GOAL
Copy the listing below in full and skip every picture.

>> BEGIN INFORMATION PROVIDED

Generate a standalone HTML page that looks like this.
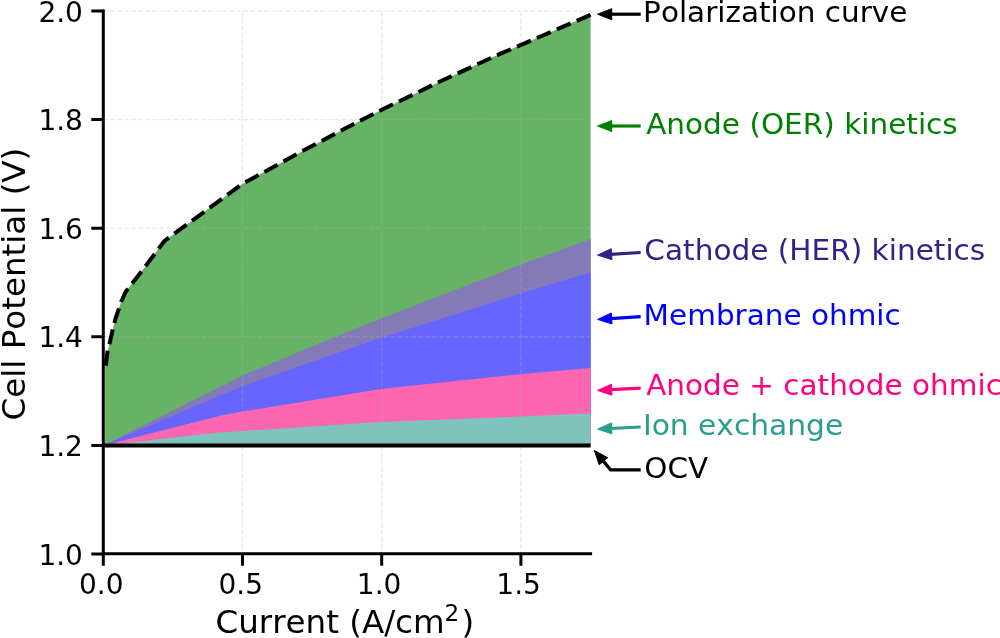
<!DOCTYPE html>
<html lang="en">
<head>
<meta charset="utf-8">
<title>Polarization curve breakdown</title>
<style>
html,body{margin:0;padding:0;background:#fff;}
body{width:1000px;height:638px;overflow:hidden;}
svg{display:block;}
</style>
</head>
<body>
<svg width="1000" height="638" viewBox="0 0 1000 638">
<rect width="1000" height="638" fill="#fff"/>
<polygon points="105.1,366.6 105.8,365.8 107.6,351.2 109.5,343.7 112.5,330.6 115.5,318.5 118.6,309.6 121.1,302.0 125.4,292.2 134.1,281.0 141.1,272.0 164.6,240.8 242.3,184.0 300.0,152.4 348.0,127.0 380.8,110.2 440.0,81.5 500.6,53.6 520.6,45.1 590.6,14.8 590.6,445.6 105.1,445.6" fill="#66b366"/>
<polygon points="103.3,445.6 242.3,375.5 348.0,331.6 381.0,318.6 520.4,264.8 590.6,238.9 590.6,445.6 103.3,445.6" fill="#857ab8"/>
<polygon points="103.3,445.6 220.0,395.6 242.3,386.2 381.0,337.8 520.4,293.6 590.6,272.2 590.6,445.6 103.3,445.6" fill="#6666ff"/>
<polygon points="103.3,445.6 220.0,415.8 242.3,411.6 381.0,389.0 520.4,374.2 590.6,368.1 590.6,445.6 103.3,445.6" fill="#ff66b2"/>
<polygon points="103.3,445.6 220.0,432.2 242.3,430.9 381.0,422.0 520.4,416.5 590.6,413.5 590.6,445.6 103.3,445.6" fill="#7fc4bc"/>
<path d="M103.3,555.5V11 M242.5,555.5V11 M381.7,555.5V11 M520.9,555.5V11 M103.3,554.0H590.6 M103.3,445.4H590.6 M103.3,336.8H590.6 M103.3,228.2H590.6 M103.3,119.6H590.6 M103.3,11.0H590.6" fill="none" stroke="#b0b0b0" stroke-opacity="0.27" stroke-width="1.4" stroke-dasharray="4.8 2.2"/>
<path d="M103.3,445.6H590.6" stroke="#000" stroke-width="4" fill="none"/>
<polyline points="105.8,365.8 107.6,351.2 109.5,343.7 112.5,330.6 115.5,318.5 118.6,309.6 121.1,302.0 125.4,292.2 134.1,281.0 141.1,272.0 164.6,240.8 242.3,184.0" fill="none" stroke="#000" stroke-width="4" stroke-dasharray="15.23 6.65" stroke-linejoin="round"/>
<polyline points="590.6,14.8 520.6,45.1 500.6,53.6 440.0,81.5 380.8,110.2 348.0,127.0 300.0,152.4 242.3,184.0" fill="none" stroke="#000" stroke-width="4" stroke-dasharray="15.1 6.6" stroke-linejoin="round"/>
<path d="M103.3,9.5V555.3 M101.8,553.8H592.1" stroke="#000" stroke-width="3" fill="none"/>
<path d="M103.3,553.8V565.7 M242.5,553.8V565.7 M381.7,553.8V565.7 M520.9,553.8V565.7 M103.3,554.0H91.3 M103.3,445.4H91.3 M103.3,336.8H91.3 M103.3,228.2H91.3 M103.3,119.6H91.3 M103.3,11.0H91.3" stroke="#000" stroke-width="3" fill="none"/>
<g font-family="'DejaVu Sans', 'Liberation Sans', sans-serif" font-size="28" fill="#000" style="font-kerning:none">
<text transform="translate(79.04,593.60) scale(1.0000,1)" font-size="28" fill="#000">0.0</text>
<text transform="translate(218.54,593.60) scale(1.0000,1)" font-size="28" fill="#000">0.5</text>
<text transform="translate(356.83,593.60) scale(1.0000,1)" font-size="28" fill="#000">1.0</text>
<text transform="translate(496.32,593.60) scale(1.0000,1)" font-size="28" fill="#000">1.5</text>
<text x="38.4" y="564.5">1.0</text>
<text x="38.4" y="455.9">1.2</text>
<text x="38.4" y="347.3">1.4</text>
<text x="38.4" y="238.7">1.6</text>
<text x="38.4" y="130.1">1.8</text>
<text x="38.4" y="21.5">2.0</text>
<text transform="translate(215.47,632.90) scale(1.0166,1)" font-size="32" fill="#000">Current (A/cm</text>
<text transform="translate(444.61,621.30) scale(1.0319,1)" font-size="22.4" fill="#000">2</text>
<text transform="translate(461.59,632.90) scale(1.0179,1)" font-size="32" fill="#000">)</text>
<text transform="translate(24.8,420.43) rotate(-90) scale(1.0167,1)" font-size="32">Cell Potential (V)</text>
<polyline points="640.7,14.2 610.2,14.2" fill="none" stroke="#000" stroke-width="3.2" stroke-linecap="butt" stroke-linejoin="miter"/>
<polygon points="597.6,14.2 611.7,19.7 611.7,8.7" fill="#000" stroke="#000" stroke-width="1" stroke-linejoin="round"/>
<text transform="translate(643.11,21.60) scale(1.0385,1)" font-size="28.4" fill="#000">Polarization curve</text>
<polyline points="640.7,126.0 610.2,126.0" fill="none" stroke="#008000" stroke-width="3.2" stroke-linecap="butt" stroke-linejoin="miter"/>
<polygon points="597.6,126.0 611.7,131.5 611.7,120.5" fill="#008000" stroke="#008000" stroke-width="1" stroke-linejoin="round"/>
<text transform="translate(646.17,133.60) scale(1.0396,1)" font-size="28.4" fill="#008000">Anode (OER) kinetics</text>
<polyline points="640.7,252.5 610.2,254.3" fill="none" stroke="#332288" stroke-width="3.2" stroke-linecap="butt" stroke-linejoin="miter"/>
<polygon points="597.6,255.1 612.0,259.7 611.3,248.7" fill="#332288" stroke="#332288" stroke-width="1" stroke-linejoin="round"/>
<text transform="translate(644.34,260.00) scale(1.0408,1)" font-size="28.4" fill="#332288">Cathode (HER) kinetics</text>
<polyline points="640.7,316.6 610.2,318.6" fill="none" stroke="#0000ff" stroke-width="3.2" stroke-linecap="butt" stroke-linejoin="miter"/>
<polygon points="597.6,319.4 612.0,323.9 611.3,313.0" fill="#0000ff" stroke="#0000ff" stroke-width="1" stroke-linejoin="round"/>
<text transform="translate(643.61,325.00) scale(1.0381,1)" font-size="28.4" fill="#0000ff">Membrane ohmic</text>
<polyline points="640.7,388.2 610.2,389.7" fill="none" stroke="#ff007f" stroke-width="3.2" stroke-linecap="butt" stroke-linejoin="miter"/>
<polygon points="597.6,390.4 612.0,395.2 611.4,384.2" fill="#ff007f" stroke="#ff007f" stroke-width="1" stroke-linejoin="round"/>
<text transform="translate(646.17,395.40) scale(1.0382,1)" font-size="28.4" fill="#ff007f">Anode + cathode ohmic</text>
<polyline points="640.7,427.0 610.2,428.5" fill="none" stroke="#2a9d8f" stroke-width="3.2" stroke-linecap="butt" stroke-linejoin="miter"/>
<polygon points="597.6,429.1 611.9,433.9 611.4,422.9" fill="#2a9d8f" stroke="#2a9d8f" stroke-width="1" stroke-linejoin="round"/>
<text transform="translate(642.88,435.00) scale(1.0466,1)" font-size="28.4" fill="#2a9d8f">Ion exchange</text>
<polyline points="640.7,469.8 610.6,469.8 602.5,460.1" fill="none" stroke="#000" stroke-width="3.2" stroke-linecap="butt" stroke-linejoin="miter"/>
<polygon points="594.4,450.5 599.2,464.8 607.7,457.7" fill="#000" stroke="#000" stroke-width="1" stroke-linejoin="round"/>
<text transform="translate(644.35,477.70) scale(1.0354,1)" font-size="28.4" fill="#000">OCV</text>
</g>
</svg>
</body>
</html>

>> END INFORMATION PROVIDED

CORRECT OUTPUT
Generate a standalone HTML page that looks like this.
<!DOCTYPE html>
<html lang="en">
<head>
<meta charset="utf-8">
<title>Polarization curve breakdown</title>
<style>
html,body{margin:0;padding:0;background:#fff;}
body{width:1000px;height:638px;overflow:hidden;}
svg{display:block;}
</style>
</head>
<body>
<svg width="1000" height="638" viewBox="0 0 1000 638">
<rect width="1000" height="638" fill="#fff"/>
<polygon points="105.1,366.6 105.8,365.8 107.6,351.2 109.5,343.7 112.5,330.6 115.5,318.5 118.6,309.6 121.1,302.0 125.4,292.2 134.1,281.0 141.1,272.0 164.6,240.8 242.3,184.0 300.0,152.4 348.0,127.0 380.8,110.2 440.0,81.5 500.6,53.6 520.6,45.1 590.6,14.8 590.6,445.6 105.1,445.6" fill="#66b366"/>
<polygon points="103.3,445.6 242.3,375.5 348.0,331.6 381.0,318.6 520.4,264.8 590.6,238.9 590.6,445.6 103.3,445.6" fill="#857ab8"/>
<polygon points="103.3,445.6 220.0,395.6 242.3,386.2 381.0,337.8 520.4,293.6 590.6,272.2 590.6,445.6 103.3,445.6" fill="#6666ff"/>
<polygon points="103.3,445.6 220.0,415.8 242.3,411.6 381.0,389.0 520.4,374.2 590.6,368.1 590.6,445.6 103.3,445.6" fill="#ff66b2"/>
<polygon points="103.3,445.6 220.0,432.2 242.3,430.9 381.0,422.0 520.4,416.5 590.6,413.5 590.6,445.6 103.3,445.6" fill="#7fc4bc"/>
<path d="M103.3,555.5V11 M242.5,555.5V11 M381.7,555.5V11 M520.9,555.5V11 M103.3,554.0H590.6 M103.3,445.4H590.6 M103.3,336.8H590.6 M103.3,228.2H590.6 M103.3,119.6H590.6 M103.3,11.0H590.6" fill="none" stroke="#b0b0b0" stroke-opacity="0.27" stroke-width="1.4" stroke-dasharray="4.8 2.2"/>
<path d="M103.3,445.6H590.6" stroke="#000" stroke-width="4" fill="none"/>
<polyline points="105.8,365.8 107.6,351.2 109.5,343.7 112.5,330.6 115.5,318.5 118.6,309.6 121.1,302.0 125.4,292.2 134.1,281.0 141.1,272.0 164.6,240.8 242.3,184.0" fill="none" stroke="#000" stroke-width="4" stroke-dasharray="15.23 6.65" stroke-linejoin="round"/>
<polyline points="590.6,14.8 520.6,45.1 500.6,53.6 440.0,81.5 380.8,110.2 348.0,127.0 300.0,152.4 242.3,184.0" fill="none" stroke="#000" stroke-width="4" stroke-dasharray="15.1 6.6" stroke-linejoin="round"/>
<path d="M103.3,9.5V555.3 M101.8,553.8H592.1" stroke="#000" stroke-width="3" fill="none"/>
<path d="M103.3,553.8V565.7 M242.5,553.8V565.7 M381.7,553.8V565.7 M520.9,553.8V565.7 M103.3,554.0H91.3 M103.3,445.4H91.3 M103.3,336.8H91.3 M103.3,228.2H91.3 M103.3,119.6H91.3 M103.3,11.0H91.3" stroke="#000" stroke-width="3" fill="none"/>
<g font-family="'DejaVu Sans', 'Liberation Sans', sans-serif" font-size="28" fill="#000" style="font-kerning:none">
<text transform="translate(79.04,593.60) scale(1.0000,1)" font-size="28" fill="#000">0.0</text>
<text transform="translate(218.54,593.60) scale(1.0000,1)" font-size="28" fill="#000">0.5</text>
<text transform="translate(356.83,593.60) scale(1.0000,1)" font-size="28" fill="#000">1.0</text>
<text transform="translate(496.32,593.60) scale(1.0000,1)" font-size="28" fill="#000">1.5</text>
<text x="38.4" y="564.5">1.0</text>
<text x="38.4" y="455.9">1.2</text>
<text x="38.4" y="347.3">1.4</text>
<text x="38.4" y="238.7">1.6</text>
<text x="38.4" y="130.1">1.8</text>
<text x="38.4" y="21.5">2.0</text>
<text transform="translate(215.47,632.90) scale(1.0166,1)" font-size="32" fill="#000">Current (A/cm</text>
<text transform="translate(444.61,621.30) scale(1.0319,1)" font-size="22.4" fill="#000">2</text>
<text transform="translate(461.59,632.90) scale(1.0179,1)" font-size="32" fill="#000">)</text>
<text transform="translate(24.8,420.43) rotate(-90) scale(1.0167,1)" font-size="32">Cell Potential (V)</text>
<polyline points="640.7,14.2 610.2,14.2" fill="none" stroke="#000" stroke-width="3.2" stroke-linecap="butt" stroke-linejoin="miter"/>
<polygon points="597.6,14.2 611.7,19.7 611.7,8.7" fill="#000" stroke="#000" stroke-width="1" stroke-linejoin="round"/>
<text transform="translate(643.11,21.60) scale(1.0385,1)" font-size="28.4" fill="#000">Polarization curve</text>
<polyline points="640.7,126.0 610.2,126.0" fill="none" stroke="#008000" stroke-width="3.2" stroke-linecap="butt" stroke-linejoin="miter"/>
<polygon points="597.6,126.0 611.7,131.5 611.7,120.5" fill="#008000" stroke="#008000" stroke-width="1" stroke-linejoin="round"/>
<text transform="translate(646.17,133.60) scale(1.0396,1)" font-size="28.4" fill="#008000">Anode (OER) kinetics</text>
<polyline points="640.7,252.5 610.2,254.3" fill="none" stroke="#332288" stroke-width="3.2" stroke-linecap="butt" stroke-linejoin="miter"/>
<polygon points="597.6,255.1 612.0,259.7 611.3,248.7" fill="#332288" stroke="#332288" stroke-width="1" stroke-linejoin="round"/>
<text transform="translate(644.34,260.00) scale(1.0408,1)" font-size="28.4" fill="#332288">Cathode (HER) kinetics</text>
<polyline points="640.7,316.6 610.2,318.6" fill="none" stroke="#0000ff" stroke-width="3.2" stroke-linecap="butt" stroke-linejoin="miter"/>
<polygon points="597.6,319.4 612.0,323.9 611.3,313.0" fill="#0000ff" stroke="#0000ff" stroke-width="1" stroke-linejoin="round"/>
<text transform="translate(643.61,325.00) scale(1.0381,1)" font-size="28.4" fill="#0000ff">Membrane ohmic</text>
<polyline points="640.7,388.2 610.2,389.7" fill="none" stroke="#ff007f" stroke-width="3.2" stroke-linecap="butt" stroke-linejoin="miter"/>
<polygon points="597.6,390.4 612.0,395.2 611.4,384.2" fill="#ff007f" stroke="#ff007f" stroke-width="1" stroke-linejoin="round"/>
<text transform="translate(646.17,395.40) scale(1.0382,1)" font-size="28.4" fill="#ff007f">Anode + cathode ohmic</text>
<polyline points="640.7,427.0 610.2,428.5" fill="none" stroke="#2a9d8f" stroke-width="3.2" stroke-linecap="butt" stroke-linejoin="miter"/>
<polygon points="597.6,429.1 611.9,433.9 611.4,422.9" fill="#2a9d8f" stroke="#2a9d8f" stroke-width="1" stroke-linejoin="round"/>
<text transform="translate(642.88,435.00) scale(1.0466,1)" font-size="28.4" fill="#2a9d8f">Ion exchange</text>
<polyline points="640.7,469.8 610.6,469.8 602.5,460.1" fill="none" stroke="#000" stroke-width="3.2" stroke-linecap="butt" stroke-linejoin="miter"/>
<polygon points="594.4,450.5 599.2,464.8 607.7,457.7" fill="#000" stroke="#000" stroke-width="1" stroke-linejoin="round"/>
<text transform="translate(644.35,477.70) scale(1.0354,1)" font-size="28.4" fill="#000">OCV</text>
</g>
</svg>
</body>
</html>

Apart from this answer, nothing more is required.